Purpose of Section 208(a)
The Court explained that § 208(a) of the Transportation Act, 1920, served a clarifying role by determining which tariffs were to remain in effect following the end of federal control. The first clause of § 208(a) aimed to remove uncertainties and prevent confusion about the applicability of tariffs that had been established during federal control. By declaring that existing tariffs would continue except as changed pursuant to law, the section ensured continuity in tariff application without requiring states to take affirmative action to restore their own laws. This provision was necessary to facilitate a smooth transition of control from federal authorities back to the carriers and the relevant state regulations. The Court noted that the goal was not to protect carrier revenues but rather to provide clear guidance on the status of tariffs post-federal control.
Comparison to State Insolvent Laws
In its reasoning, the U.S. Supreme Court drew an analogy to state insolvent laws that become operational again following the repeal of a federal bankruptcy act. The Court suggested that, similarly, the Missouri statute governing carrier liability for misdelivery of baggage resumed effect after the termination of federal control, without needing re-enactment. This analogy illustrated that the suspension of state laws during federal control did not lead to their repeal; rather, these laws simply awaited the cessation of the federal authority to become active again. By using this comparison, the Court reinforced the idea that the Missouri statute automatically reverted to full force upon the end of federal control, thus guiding the decision to affirm the state's authority over intrastate commerce matters.
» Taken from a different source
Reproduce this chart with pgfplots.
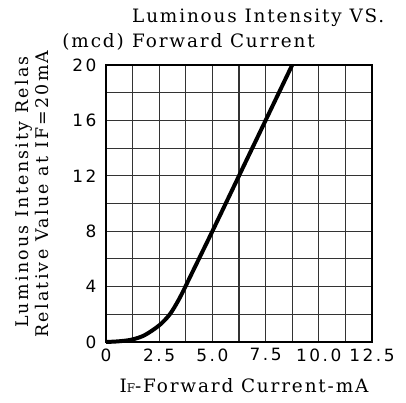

State Authority and Interstate Commerce Commission
The Court noted that the state of Missouri had the authority to reinstate its full statutory liability for intrastate commerce unless the Interstate Commerce Commission issued an order to prevent discrimination against interstate commerce, which it did not. The Court recognized the state's power to regulate intrastate matters and affirmed that no federal order existed to override the Missouri statute post-federal control. The decision underscored the division of powers between state and federal authorities, indicating that the absence of federal intervention allowed state laws to resume their regulatory role. The Court's reasoning highlighted the importance of respecting state jurisdiction over intrastate commerce, especially when federal control had ceased and no contrary federal orders were in place.
Impact of Federal Control Termination
The decision clarified that the termination of federal control on February 29, 1920, allowed previously suspended state laws to become effective again without the need for re-enactment. The U.S. Supreme Court concluded that the Missouri statute, which had not been repealed, automatically resumed applicability, governing the damages recoverable by Boone. This interpretation ensured that state laws governing intrastate commerce were not rendered inoperative merely due to the period of federal control. By affirming the Missouri law's applicability, the Court maintained the continuity of state regulation following the transition from federal oversight. The judgment reinforced the principle that federal control was a temporary suspension rather than a permanent alteration of state law.